Public Interest and Bankruptcy System Integrity

The U.S. District Court emphasized the importance of public interest in maintaining the integrity of the bankruptcy system. It highlighted that the misuse of the bankruptcy process for personal gain not only affects the parties involved but also has broader implications for the system as a whole. The court reiterated that involuntary bankruptcy is a serious measure, intended to address situations of genuine insolvency and protect the rights of all creditors. By allowing an individual creditor to leverage the threat of bankruptcy to gain favorable terms, it could lead to inequitable treatment among creditors and undermine the core principles of bankruptcy law. The District Court noted that the Bankruptcy Court had identified potential harm to Valuex Research and its related entities stemming from the petition. This included reputational damage and financial instability that could result from being listed inappropriately as a debtor in involuntary proceedings. Consequently, the court recognized the need to deter such abusive practices to protect the bankruptcy system's integrity and the collective rights of creditors. It concluded that upholding the dismissal was not only justified by the specific facts of the case but also aligned with the overarching goal of preventing exploitation of the bankruptcy process.
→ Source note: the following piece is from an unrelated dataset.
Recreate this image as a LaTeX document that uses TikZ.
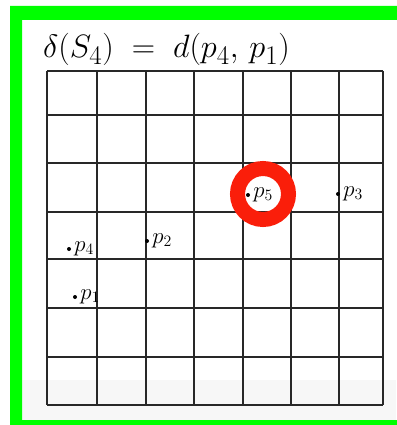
\documentclass[tikz,border=0pt]{standalone}
\usepackage{graphicx}
\usetikzlibrary{positioning}
\definecolor{ringred}{RGB}{250,30,10}
\definecolor{gridgray}{RGB}{40,40,40}
\begin{document}
\begin{tikzpicture}[x=1pt,y=-1pt,>=stealth,
	grid/.style={gridgray,line width=1.8pt},
	dot/.style={circle,fill=black,inner sep=0pt,minimum size=4pt},
	lbl/.style={anchor=mid west,inner sep=0pt,font=\fontsize{20.74}{24}\selectfont}]
			\useasboundingbox (0,0) rectangle (396,425);
			\fill[white] (0,0) rectangle (396,425);
			\fill[gray!6] (22,380) rectangle (396,420);
			\fill[green,even odd rule] (10,6) rectangle (400,426) (22,20) rectangle (400,420);
			\node[anchor=base west,inner sep=0pt,font=\fontsize{24.88}{30}\selectfont] (title) at (43,58) {\scalebox{1.3}{$\delta(S_4)\;=\;d(p_4,\,p_1)$}};
			\foreach \x in {47,97,146,194,243,291,339,383} \draw[grid] (\x,71)--(\x,405);
			\foreach \y in {71,115,163,212,259,308,357,405} \draw[grid] (47,\y)--(383,\y);
			\node[dot] (p1) at (75,297) {};
			\node[dot] (p2) at (147,241) {};
			\node[dot] (p3) at (338,194) {};
			\node[dot] (p4) at (69,249) {};
			\node[dot] (p5) at (248,195) {};
			\foreach \i in {1,...,5} \node[lbl] (p\i l) at ([xshift=3pt]p\i.east) {\scalebox{1.1}{$p_{\i}$}};
			\node[circle,draw=ringred,line width=15pt,minimum size=51pt,inner sep=0pt] (mark) at (263,194) {};
		\end{tikzpicture}
\end{document}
Alternative Grounds for Dismissal

The U.S. District Court also considered whether the Bankruptcy Court's decision to dismiss could be upheld on alternative grounds, particularly the finding of bad faith. While the Bankruptcy Court dismissed the petition under section 707(a) for cause, the District Court found that the record supported a finding of bad faith on the part of the petitioning creditors, consistent with the Third Circuit's reasoning in similar cases. The court acknowledged that if a petition is filed in bad faith, it could also serve as a basis for dismissal under section 303. The District Court endorsed the notion that bad faith filings could lead to punitive damages, reinforcing the principle that misuse of the bankruptcy process should not be tolerated. It highlighted that the motivations behind the petitioning creditors' actions were critical in determining the appropriateness of the filing. In affirming the dismissal, the court underscored that the Bankruptcy Court's findings regarding the petitioning creditors' intent and behavior provided sufficient justification for the outcome. Thus, the court concluded that the dismissal could be affirmed based on either the improper purpose or bad faith of the petitioning creditors, reflecting a comprehensive review of the circumstances surrounding the case.